最近何度かわたくしは自分の受けた初等教育(つまり小学校の6年間)が優れたものであることに気がついたことがありました。
戦後史の一つの小さな証言として以下に書いておきたいとおもいます。
どこが優れているか、まず愚かなイデオロギーや過度のしつけや行動の束縛がありませんでした。母親が学校参観にきて活力はあるがあまりの無秩序さにあきれて先生が悪いのか子供が悪いのかどう考えたらいいものやら困っているように見えたものです。
戦争が終わってまだ2年か3年国全体が貧困かつ前途の困難さに足がすくんでいた時代でしょう。
一見無秩序にみえて実際にはそうでもなく、わたくしは国語も、算数も理科も、社会もそして図画工作や体育も力一杯めいっぱい学んだような気がします。
たとえば小学校6年で実社会で働いたとしても使い物になるようなそういう教育も残っていたような気がします。つまり役に立つ(尋常)小学校教育です。
一方で米国占領下でもあり(しかたなく)IQテストとか職業適性検査などもありました。意味もわからず自分は肉体労働でも頭脳労働でもどちらも優れている判定され誇りに思った記憶があります。
クラスは50人を越えているわけですから雑然としているのはとうぜんでした。
そこで99の暗算やそろばんのスピードを競えばトップからビリまで相当な落差があるのはあたりまえです。
でもそれでも教師も生徒も差は差、でもだからどうということはない、という程度の認識でした。東京のはずれ練馬区の畑はトイレのにおいがするようなところでの教育でしたから。
でもそこでわたくしは大人になるのに最低限必要な教育をしっかり学んだものです。度量衡が尺貫法からメートル法に変わる時期ですっかり変換を暗記したわたくしは親から見ても大変役に立つ子供だったとおもいます。
すべてがアナログの機械の時代ですから少年にとってはいくらでも頭脳を使う対象はあり、自分でいうのもなんですが、小学校を卒業した自分はもう社会でも十分働けると思ったものです。
学力的にもいまから見てもどこの国のトップクラスの小学生にも語学以外はひけを取らなかったはずです。
いまから思うと、何か特別な教育があったのか?
何もなかったのだとおもいます。
男性教師の多くは戦地帰りでしたが戦争の話などを聞いたことはなかったし、しゃべっているのも聞いたことはありません。唯一コッペ先生というあだ名の先生が昼の給食前にコッペパンを食べているのを目撃されていてなにか戦争体験と関係があるらしいと聞いた記憶があります。

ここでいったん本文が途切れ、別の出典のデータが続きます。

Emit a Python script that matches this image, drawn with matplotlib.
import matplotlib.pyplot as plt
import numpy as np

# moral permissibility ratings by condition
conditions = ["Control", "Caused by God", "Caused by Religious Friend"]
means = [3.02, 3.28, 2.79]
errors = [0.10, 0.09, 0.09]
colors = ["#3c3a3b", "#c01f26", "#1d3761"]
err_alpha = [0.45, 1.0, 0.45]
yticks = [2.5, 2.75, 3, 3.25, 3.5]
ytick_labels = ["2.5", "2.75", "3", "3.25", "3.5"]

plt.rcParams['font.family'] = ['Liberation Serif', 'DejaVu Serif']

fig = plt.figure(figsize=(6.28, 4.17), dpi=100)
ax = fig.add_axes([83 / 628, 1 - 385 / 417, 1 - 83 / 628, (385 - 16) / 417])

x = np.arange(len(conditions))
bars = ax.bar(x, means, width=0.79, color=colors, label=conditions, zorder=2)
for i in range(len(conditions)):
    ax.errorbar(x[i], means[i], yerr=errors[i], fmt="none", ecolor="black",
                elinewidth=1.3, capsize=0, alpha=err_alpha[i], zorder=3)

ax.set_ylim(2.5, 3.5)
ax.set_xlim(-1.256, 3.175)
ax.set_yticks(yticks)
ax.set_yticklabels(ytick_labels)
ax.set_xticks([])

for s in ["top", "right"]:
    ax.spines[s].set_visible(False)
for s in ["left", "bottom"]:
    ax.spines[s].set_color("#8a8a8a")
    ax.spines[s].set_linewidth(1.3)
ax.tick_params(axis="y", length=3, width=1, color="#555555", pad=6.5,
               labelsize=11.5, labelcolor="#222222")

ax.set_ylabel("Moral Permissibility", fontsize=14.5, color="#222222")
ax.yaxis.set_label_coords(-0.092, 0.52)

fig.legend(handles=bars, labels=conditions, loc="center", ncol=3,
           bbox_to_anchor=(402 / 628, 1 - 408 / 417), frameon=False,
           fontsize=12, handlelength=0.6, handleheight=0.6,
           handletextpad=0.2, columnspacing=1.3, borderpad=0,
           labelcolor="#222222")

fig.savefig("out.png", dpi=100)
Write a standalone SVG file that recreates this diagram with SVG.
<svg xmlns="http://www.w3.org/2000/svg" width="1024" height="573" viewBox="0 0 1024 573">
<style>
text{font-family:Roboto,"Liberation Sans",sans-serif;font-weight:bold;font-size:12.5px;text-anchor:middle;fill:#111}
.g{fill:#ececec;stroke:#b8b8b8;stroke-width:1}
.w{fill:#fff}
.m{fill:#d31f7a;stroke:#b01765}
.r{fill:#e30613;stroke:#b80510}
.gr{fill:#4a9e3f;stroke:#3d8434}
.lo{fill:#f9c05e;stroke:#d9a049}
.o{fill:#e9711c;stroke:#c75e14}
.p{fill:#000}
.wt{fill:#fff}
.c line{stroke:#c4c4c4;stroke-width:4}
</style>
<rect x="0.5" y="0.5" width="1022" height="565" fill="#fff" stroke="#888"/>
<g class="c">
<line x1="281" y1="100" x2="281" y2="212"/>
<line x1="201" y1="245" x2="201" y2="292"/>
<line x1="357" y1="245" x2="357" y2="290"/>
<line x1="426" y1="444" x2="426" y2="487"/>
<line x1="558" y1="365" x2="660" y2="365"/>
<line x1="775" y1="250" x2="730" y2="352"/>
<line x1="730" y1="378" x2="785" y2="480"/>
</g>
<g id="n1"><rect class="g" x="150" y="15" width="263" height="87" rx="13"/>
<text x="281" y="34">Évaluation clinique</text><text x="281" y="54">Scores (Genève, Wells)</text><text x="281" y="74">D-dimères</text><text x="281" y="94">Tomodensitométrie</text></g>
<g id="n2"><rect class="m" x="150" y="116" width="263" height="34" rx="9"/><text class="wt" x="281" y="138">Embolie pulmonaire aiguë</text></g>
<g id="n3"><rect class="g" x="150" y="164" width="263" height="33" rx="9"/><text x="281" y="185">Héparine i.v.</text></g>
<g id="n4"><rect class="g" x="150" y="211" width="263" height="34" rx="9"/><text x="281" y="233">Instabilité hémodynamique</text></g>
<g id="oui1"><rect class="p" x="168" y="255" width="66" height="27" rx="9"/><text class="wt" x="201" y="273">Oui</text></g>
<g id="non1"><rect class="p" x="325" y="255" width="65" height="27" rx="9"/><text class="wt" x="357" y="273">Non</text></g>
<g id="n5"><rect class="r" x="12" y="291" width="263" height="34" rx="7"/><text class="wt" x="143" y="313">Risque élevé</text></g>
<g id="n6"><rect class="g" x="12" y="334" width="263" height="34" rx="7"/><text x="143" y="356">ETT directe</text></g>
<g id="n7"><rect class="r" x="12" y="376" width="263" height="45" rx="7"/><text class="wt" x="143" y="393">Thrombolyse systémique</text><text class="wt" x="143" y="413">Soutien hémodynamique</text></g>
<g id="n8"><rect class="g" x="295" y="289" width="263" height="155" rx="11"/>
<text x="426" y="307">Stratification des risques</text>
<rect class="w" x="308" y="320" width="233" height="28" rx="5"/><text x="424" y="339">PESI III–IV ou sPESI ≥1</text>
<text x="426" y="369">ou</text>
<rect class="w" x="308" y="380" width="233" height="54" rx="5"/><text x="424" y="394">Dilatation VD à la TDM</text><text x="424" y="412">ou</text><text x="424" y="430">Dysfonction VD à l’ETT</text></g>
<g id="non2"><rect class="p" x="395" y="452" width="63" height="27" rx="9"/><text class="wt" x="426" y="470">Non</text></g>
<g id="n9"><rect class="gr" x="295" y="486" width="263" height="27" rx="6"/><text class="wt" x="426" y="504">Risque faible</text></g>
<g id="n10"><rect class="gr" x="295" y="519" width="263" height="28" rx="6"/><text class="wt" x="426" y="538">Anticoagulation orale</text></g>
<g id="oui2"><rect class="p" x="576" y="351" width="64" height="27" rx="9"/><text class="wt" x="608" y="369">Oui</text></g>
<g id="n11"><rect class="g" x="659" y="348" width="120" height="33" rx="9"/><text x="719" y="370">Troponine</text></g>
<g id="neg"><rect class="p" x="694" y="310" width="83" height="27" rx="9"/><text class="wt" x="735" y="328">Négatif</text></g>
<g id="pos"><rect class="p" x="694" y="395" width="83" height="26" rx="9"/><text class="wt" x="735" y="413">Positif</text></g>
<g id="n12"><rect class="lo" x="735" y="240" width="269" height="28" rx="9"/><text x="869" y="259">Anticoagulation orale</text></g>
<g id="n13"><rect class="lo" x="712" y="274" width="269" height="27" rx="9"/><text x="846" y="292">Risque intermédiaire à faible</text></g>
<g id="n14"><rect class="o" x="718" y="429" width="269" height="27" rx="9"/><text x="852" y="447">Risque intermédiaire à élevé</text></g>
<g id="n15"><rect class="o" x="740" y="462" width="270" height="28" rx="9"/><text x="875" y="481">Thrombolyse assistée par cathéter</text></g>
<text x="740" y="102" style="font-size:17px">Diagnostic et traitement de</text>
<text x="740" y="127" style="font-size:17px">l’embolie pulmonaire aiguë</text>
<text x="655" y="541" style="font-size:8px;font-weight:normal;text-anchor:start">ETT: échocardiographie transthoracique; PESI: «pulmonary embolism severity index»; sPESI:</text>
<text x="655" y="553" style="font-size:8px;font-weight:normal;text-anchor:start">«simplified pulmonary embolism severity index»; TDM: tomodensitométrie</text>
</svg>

愛国教育などはされたつもりはまったくありませんが、でもやはり意識下においてされたのだと思います。
敗戦国の未来はこの子たちにすべてかかっていると信じたであろう先生方の気持ちがいつのまにかどこかで伝播したのでしょう。
米国に対して恨みも憎しみも一切植え付けられませんでしたが、でもあこがれも羨望もなかったのは事実です。こういう敗戦後のおとなが虚脱していた時期に、ほったらかされていたようなわれわれはやはり親とその一つ上の世代を見たり影響を受けて育ったのでしょう。
わたくしもいまでも暗算が自分で驚くほど速いのはその頃の教育のおかげなのは間違いありません。
それだから昔の教育が良かったと言っているのではありません。
自然体の全人教育を公立の小学校で6年間、受けたということ、内容的にいまの教育にまったく劣らないと思われるということです。